The Church Outside the Institution and Outside Christendom

With Traditional Christendom struggling and people skeptical of the institutional church, in many parts of the world (Australia, New Zealand, Europe, and now the USA), a growing movement of Christians is seeking to do church outside the building.  Since the church is NOT the building, and the church is NOT the institution, some Christians are finding that it is better to live outside the traditional church.  The generation under 30 is especially feeling this way.

There was an article about two young men,   David Knepprath and Josh Guisinger  (pictured above), that moved into a low-income apartment complex in suburban Portland, Oregon to create community.  This is an area where there is drugs, prostitution, and gangs.  The quality of life is low in an apartment complex like this.  But these 2 young Christians moved in and cook meals for people, host birthday parties for tenants, and do a variety of things to build up community.  At the forefront of their goals is not building a church, or even converting people, but to serve people and make their lives a little bit better in tangible ways.

Excerpt from the article:

So while they were open about their Christianity, they didn't plunge into conversations about their faith. Nor did they move in acting as if they could solve the social ills at Barberry Village.

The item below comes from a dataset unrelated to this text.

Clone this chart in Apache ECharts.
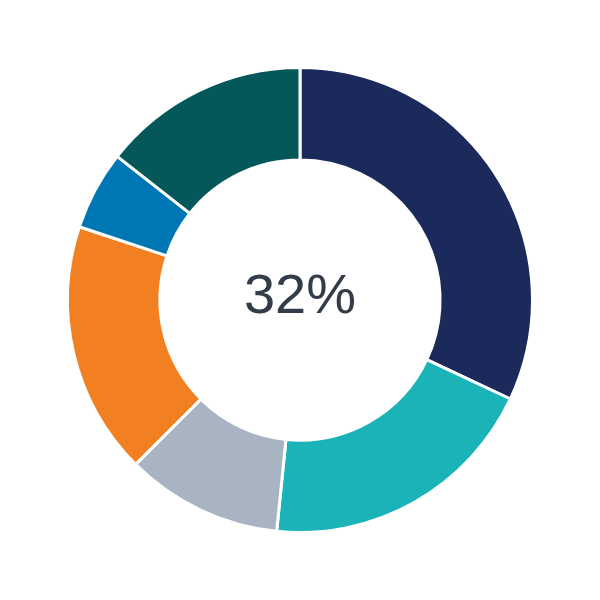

"We were very conscious of that," said Knepprath, who has since moved out but remains active in the ministry. "Our perspective from the start was that we're not here with all the solutions, or even thinking we know all the problems."

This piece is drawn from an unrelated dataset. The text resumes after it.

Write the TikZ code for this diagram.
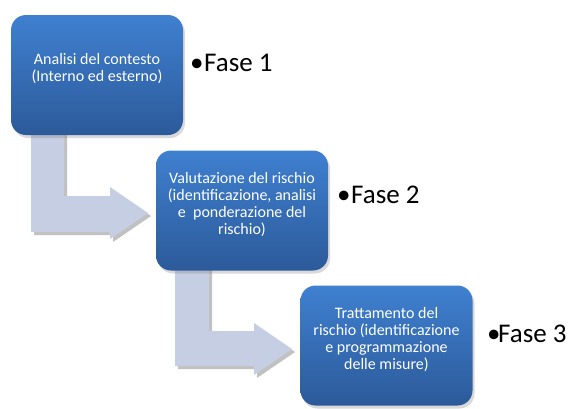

So they walked door to door, handing out chocolate-chip cookies. A letter explained their purpose and faith. They invited residents to the first community meal.

A few people shut the door in their faces. One guy answered with a Taser gun. But others accepted the cookies in the spirit they were offered, and the first seeds of friendship were sown.

It's not unusual for Christians to move into impoverished areas to work with the poor. But movements like new monasticism have gained momentum in recent years.

The benefits of this from the perspective of people dealing in Post-Christendom settings is that it makes it obvious to the secular community that we are not trying to ghettoize ourselves or use people to build up an institution.

Of course, Christianity conquered the Roman Empire by doing this exact thing.  It was the older pagan faiths of the Roman world that was institutionalized.  Christianity was made of small communities, living together and bringing an unusual sense of community and overall stability to the barbarism of collapsing Rome.

The same thing was seen with Christian communities in China amidst the destruction of the communist ethos in China after 1978.  The moral vacuum that erupted was filled by Christian communities that knew how to care for their own and others in a society that was transitioning from forced communalism to radical individualism.